Personal information
- Full name: James Matthew Salter
- Nationality: British
- Born: 18 March 1976 (age 50) Bromsgrove, Worcestershire
- Height: 1.82 m (6 ft 0 in)
- Weight: 77 kg (170 lb)

Sport
- Sport: Swimming
- Strokes: Freestyle

Medal record
Representing Great Britain
World Championships (LC)
| Bronze medal – third place | 1998 Perth | 4×200 m freestyle |
World Championships (SC)
| Silver medal – second place | 2000 Athens | 4×200 m freestyle |
| Bronze medal – third place | 1997 Gothenburg | 4×200 m freestyle |
European Championships (LC)
| Gold medal – first place | 1997 Seville | 4×200 m freestyle |
| Silver medal – second place | 1999 Istanbul | 4×200 m freestyle |
European Championships (SC)
| Bronze medal – third place | 1999 Lisbon | 400 m freestyle |
Representing England
Commonwealth Games
| Bronze medal – third place | 1994 Victoria | 4×200 m freestyle |
| Silver medal – second place | 1998 Kuala Lumpur | 4×200 m freestyle |
| Bronze medal – third place | 2002 Manchester | 4×200 m freestyle |

= James Salter (swimmer) =

British swimmer (born 1976)

James Matthew Salter (born 18 March 1976) is a former international freestyle swimmer for England and Great Britain.

==Swimming career==
He trained with the City of Edinburgh Swimming Club, Scotland under coach Tim Jones.

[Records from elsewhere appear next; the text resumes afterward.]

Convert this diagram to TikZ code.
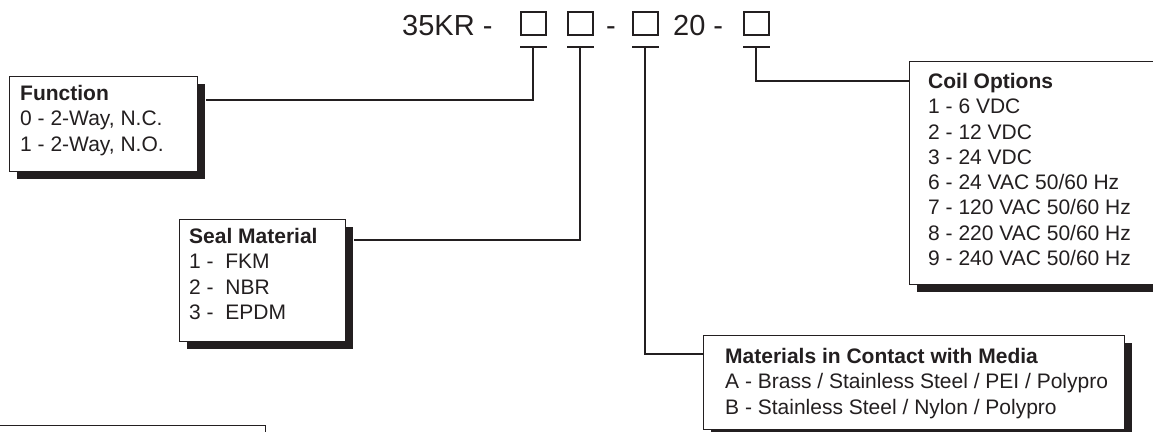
\documentclass[tikz,border=0pt]{standalone}
\usepackage{fontspec}
\setmainfont{Liberation Sans}
\usetikzlibrary{shadows,calc}
\definecolor{ink}{HTML}{231F20}
\begin{document}
\begin{tikzpicture}[x=1pt,y=-1pt,
  box/.style={draw=ink, line width=0.9pt, fill=white, inner sep=0pt, anchor=north west,
    drop shadow={shadow xshift=8pt, shadow yshift=-8pt, opacity=1, fill=ink}},
  sq/.style={draw=ink, line width=1.6pt, minimum width=25pt, minimum height=23pt, inner sep=0pt, anchor=south west},
  txt/.style={text=ink, inner sep=0pt, anchor=north west, align=left, font=\fontsize{21}{25.3}\selectfont},
  ttl/.style={text=ink, inner sep=0pt, font=\fontsize{29}{34}\selectfont},
  conn/.style={draw=ink, line width=2pt},
]
\useasboundingbox (0,0) rectangle (1153,431);
\clip (0,0) rectangle (1153,431);

% title
\node[ttl, anchor=base west] (t1) at (402,35.5) {35KR -};
\node[sq] (s1) at (520,36) {};
\node[sq] (s2) at (567,36) {};
\node[ttl, anchor=base] (t2) at (611,35.5) {-};
\node[sq] (s3) at (632,36) {};
\node[ttl, anchor=base west] (t3) at (673,35.5) {20 -};
\node[sq] (s4) at (743,36) {};

% boxes
\node[box, minimum width=188pt, minimum height=95pt] (fn) at (9,76) {};
\node[box, minimum width=166pt, minimum height=122pt] (sm) at (179,219) {};
\node[box, minimum width=300pt, minimum height=223pt] (co) at (909,61) {};
\node[box, minimum width=421pt, minimum height=94pt] (mm) at (703,335) {};
\node[box, minimum width=300pt, minimum height=100pt] (bl) at (-35,425) {};

% texts
\node[txt] (fnt) at ($(fn.north west)+(11,9)$) {\textbf{Function}\\0 - 2-Way, N.C.\\1 - 2-Way, N.O.};
\node[txt] (smt) at ($(sm.north west)+(10,9)$) {\textbf{Seal Material}\\1 - ~FKM\\2 - ~NBR\\3 - ~EPDM};
\node[txt] (cot) at ($(co.north west)+(19,12)$) {\textbf{Coil Options}\\1 - 6 VDC\\2 - 12 VDC\\3 - 24 VDC\\6 - 24 VAC 50/60 Hz\\7 - 120 VAC 50/60 Hz\\8 - 220 VAC 50/60 Hz\\9 - 240 VAC 50/60 Hz};
\node[txt] (mmt) at ($(mm.north west)+(22,13)$) {\textbf{Materials in Contact with Media}\\A - Brass / Stainless Steel / PEI / Polypro\\B - Stainless Steel / Nylon / Polypro};

% T bars
\foreach \s in {s1,s2,s3,s4}{
  \draw[conn] ($(\s.south west)+(0,11)$) -- ($(\s.south east)+(0,11)$);
}
% connectors
\draw[conn] ($(s1.south)+(0,11)$) |- ($(fn.north east)+(8,24)$);
\draw[conn] ($(s2.south)+(0,11)$) |- ($(sm.north east)+(8,21)$);
\draw[conn] ($(s3.south)+(0,11)$) |- ($(mm.north west)+(0,19)$);
\draw[conn] ($(s4.south)+(0,11)$) |- ($(co.north west)+(0,20)$);
\end{tikzpicture}
\end{document}
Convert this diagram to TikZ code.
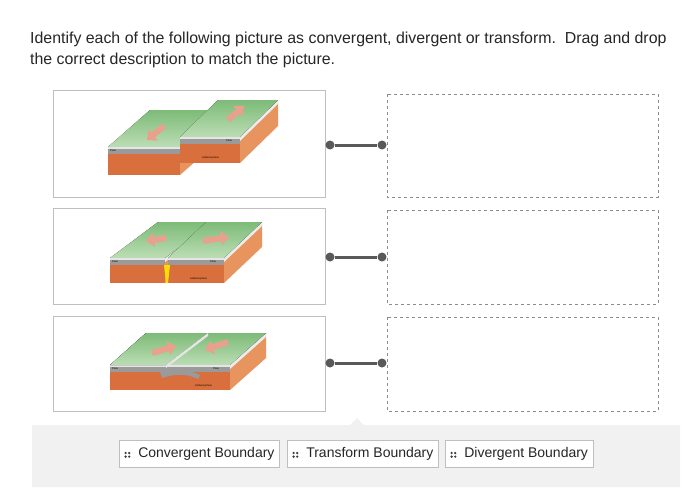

Salter twice competed at the Summer Olympics (1996 and 2000) for Great Britain. He is best known for winning the 1997 European title in the men's 4×200 m freestyle relay, alongside Paul Palmer, Andrew Clayton and Gavin Meadows. He represented England and won a bronze medal in the freestyle relay event, at the 1994 Commonwealth Games in Victoria, British Columbia, Canada. Four years later he represented England again winning a silver medal in the same event. A third Games appearance came in 2002 where he also won a third freestyle relay medal.

He is a four times winner of the British Championship in 200 metres freestyle (1994, 1997, 2003, 2004) and twice 400 metres freestyle champion in 2002 and 2003.